= Craig Timberlake =

American actor (1920–2006)

Craig Timberlake (October 30, 1920 – December 31, 2006) was an American stage actor, singer, author, and educator. A talented bass, Timberlake performed in operas and musicals in theatres throughout North America in addition to acting in plays from the 1940s through the 1980s.

==Biography==
Born in Oil City, Pennsylvania, Timberlake was a member of Phi Beta Kappa and earned a BA from Southern Methodist University and an MA and EdD from Columbia University. He served as a Lt. Colonel in the United States Air Force during World War II. He began his performance career after the end of the war. He made his Broadway debut as Go-To in Gilbert and Sullivan's The Mikado in October 1949, returning to Broadway three more through the summer of 1950 as Bob Beckett in H.M.S. Pinafore, the Foreman of the Jury in Trial By Jury, and Rowland in William Shakespeare's As You Like It. The latter production starred Katharine Hepburn and toured throughout the United States.

In the early 1950s, Timberlake joined Fred Waring's "Pennsylvanians", performing and recording with the group for many years. In 1954 he won the American Theatre Wing's singing competition which led to his New York City recital debut in March of that year at Town Hall. In May 1957 he created the role of The Physician in the world premiere of Carlos Chávez's The Visitors. Later that year he joined the roster of singers at the New York City Opera where his roles included "The Accompanist" in the world premiere of Hugo Weisgall's Six Characters in Search of an Author.

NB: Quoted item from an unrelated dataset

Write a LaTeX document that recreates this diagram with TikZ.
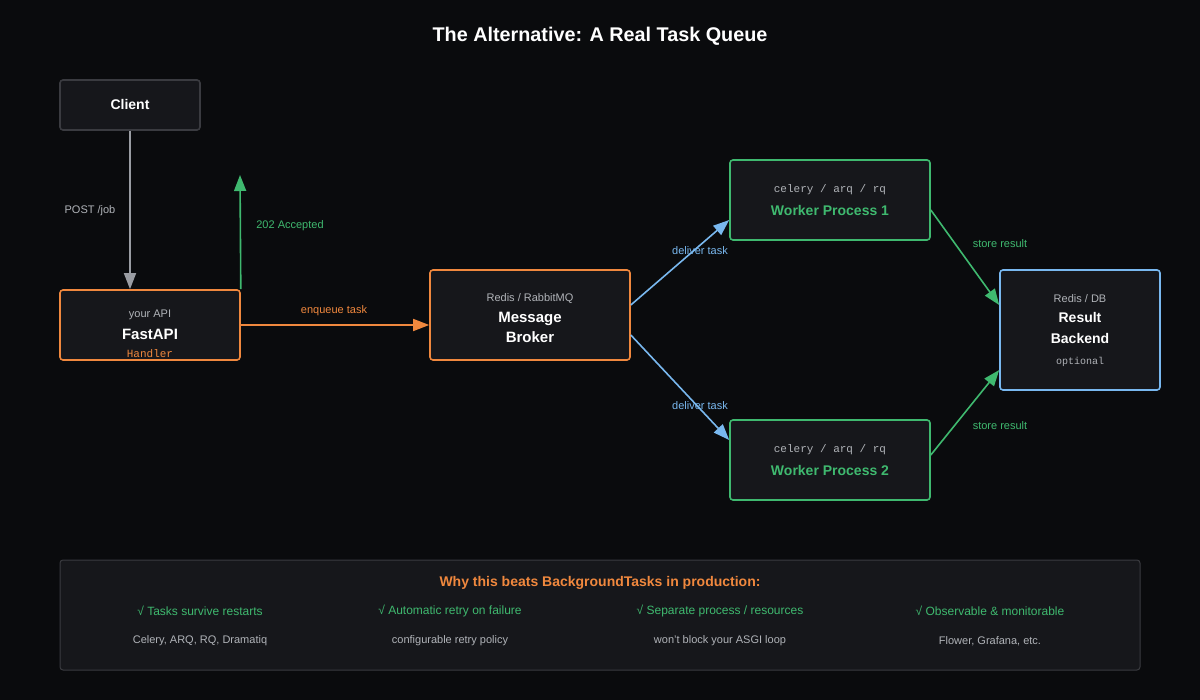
\documentclass[tikz,border=0pt]{standalone}
\usepackage{fontspec}
\setmainfont{Liberation Sans}
\setsansfont{Liberation Sans}
\setmonofont{Liberation Mono}
\usetikzlibrary{arrows.meta,positioning}
\definecolor{bg}{HTML}{0A0B0D}
\definecolor{boxfill}{HTML}{16171B}
\definecolor{grayline}{HTML}{3A3B40}
\definecolor{orangeC}{HTML}{F0883E}
\definecolor{greenC}{HTML}{3FB96F}
\definecolor{blueC}{HTML}{79B8EF}
\definecolor{textgray}{HTML}{B0B3B8}
\definecolor{arrowgray}{HTML}{9A9DA3}

\tikzset{
	box/.style={draw, fill=boxfill, rounded corners=3pt, line width=1.6pt, align=center, inner sep=0pt},
	tip/.style={-{Triangle[length=16pt,width=12pt]}, line width=1.6pt},
	lbl/.style={font=\fontsize{11}{13}\selectfont}
}

\begin{document}
\begin{tikzpicture}[x=1pt,y=-1pt]
	\fill[bg] (0,0) rectangle (1200,700);
	\useasboundingbox (0,0) rectangle (1200,700);

	\node[white,font=\bfseries\fontsize{19.8}{24}\selectfont] (title) at (600,36) {The Alternative: A Real Task Queue};

	% boxes
	\node[box,draw=grayline,minimum width=140pt,minimum height=50pt,text=white,font=\bfseries\fontsize{14}{16}\selectfont] (client) at (130,105) {Client};
	\node[box,draw=orangeC,minimum width=180pt,minimum height=70pt] (api) at (150,325) {};
	\node[text=textgray,lbl] at (150,315) {your API};
	\node[text=white,font=\bfseries\fontsize{15}{18}\selectfont] at (150,334) {FastAPI};
	\node[text=orangeC,font=\ttfamily\fontsize{11}{13}\selectfont] at (150,354) {Handler};

	\node[box,draw=orangeC,minimum width=200pt,minimum height=90pt] (broker) at (530,315) {};
	\node[text=textgray,lbl] at (530,299) {Redis / RabbitMQ};
	\node[text=white,font=\bfseries\fontsize{15}{20}\selectfont,align=center] at (530,327) {Message\\Broker};

	\foreach \n/\y/\k in {w1/200/1,w2/460/2}{
		\node[box,draw=greenC,minimum width=200pt,minimum height=80pt] (\n) at (830,\y) {};
		\node[text=textgray,font=\ttfamily\fontsize{11}{13}\selectfont] at (830,\y-10) {celery / arq / rq};
		\node[text=greenC,font=\bfseries\fontsize{14}{16}\selectfont] at (830,\y+10) {Worker Process \k};
	}

	\node[box,draw=blueC,minimum width=160pt,minimum height=120pt] (result) at (1080,330) {};
	\node[text=textgray,lbl] at (1080,299) {Redis / DB};
	\node[text=white,font=\bfseries\fontsize{14}{21}\selectfont,align=center] at (1080,328) {Result\\Backend};
	\node[text=textgray,font=\ttfamily\fontsize{10}{12}\selectfont] at (1080,362) {optional};

	% connectors
	\coordinate (acc) at (240,175);
	\draw[tip,arrowgray] (client.south) -- (client.south |- api.north);
	\node[text=textgray,lbl] at (90,211) {POST /job};
	\draw[tip,greenC] (api.north east) -- (acc);
	\node[text=greenC,lbl] at (290,226) {202 Accepted};
	\draw[tip,orangeC] (api.east) -- (api.east -| broker.west);
	\node[text=orangeC,lbl] at (334,311) {enqueue task};
	\draw[tip,blueC] ([yshift=10pt]broker.east) -- ([yshift=-20pt]w1.west);
	\draw[tip,blueC] ([yshift=-20pt]broker.east) -- ([yshift=20pt]w2.west);
	\node[text=blueC,lbl] at (700,251) {deliver task};
	\node[text=blueC,lbl] at (700,406) {deliver task};
	\draw[tip,greenC] ([yshift=-10pt]w1.east) -- ([yshift=25pt]result.west);
	\draw[tip,greenC] ([yshift=5pt]w2.east) -- ([yshift=-40pt]result.west);
	\node[text=greenC,lbl] at (1000,244) {store result};
	\node[text=greenC,lbl] at (1000,426) {store result};

	% bottom panel
	\node[box,draw=grayline,line width=1pt,minimum width=1080pt,minimum height=110pt] (why) at (600,615) {};
	\node[text=orangeC,font=\bfseries\fontsize{14}{17}\selectfont] at (600,583) {Why this beats BackgroundTasks in production:};
	\foreach \x/\a/\b in {200/{Tasks survive restarts}/{Celery, ARQ, RQ, Dramatiq},
		450/{Automatic retry on failure}/{configurable retry policy},
		720/{Separate process {/} resources}/{won't block your ASGI loop},
		990/{Observable \& monitorable}/{Flower, Grafana, etc.}}{
		\node[text=greenC,font=\fontsize{12}{15}\selectfont] at (\x,611) {√ \a};
		\node[text=textgray,lbl] at (\x,641) {\b};
	}
\end{tikzpicture}
\end{document}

Timberlake continued to perform in plays, operas, concerts, and musicals throughout North America up into the 1980s. He notably starred as Henry Higgins in the 1964 National tour of My Fair Lady. He also taught for many years at Teachers College, Columbia University where he was chairman of the department of music and music education. He also served as Chairman of the American Academy of Teachers of Singing and served for a time as the President of the New York Singing Teachers' Association. He retired from teaching in 1991, relocating to Ogunquit, Maine where he lived for the rest of his life. In his later years he worked as a producer and music consultant for the Community of Jesus's touring choir, Gloriae Dei Cantores, for a total of 13 recordings. He died in 2006 in Oklahoma City, Oklahoma while visiting his sister.

Timberlake was also a writer. His book The Bishop of Broadway: David Belasco, His Life and Work was published in 1954. He also contributed articles to Music Educators Journal, The Review of Education, the Bulletin of the Council for Research in Music Education, and Teachers College Record.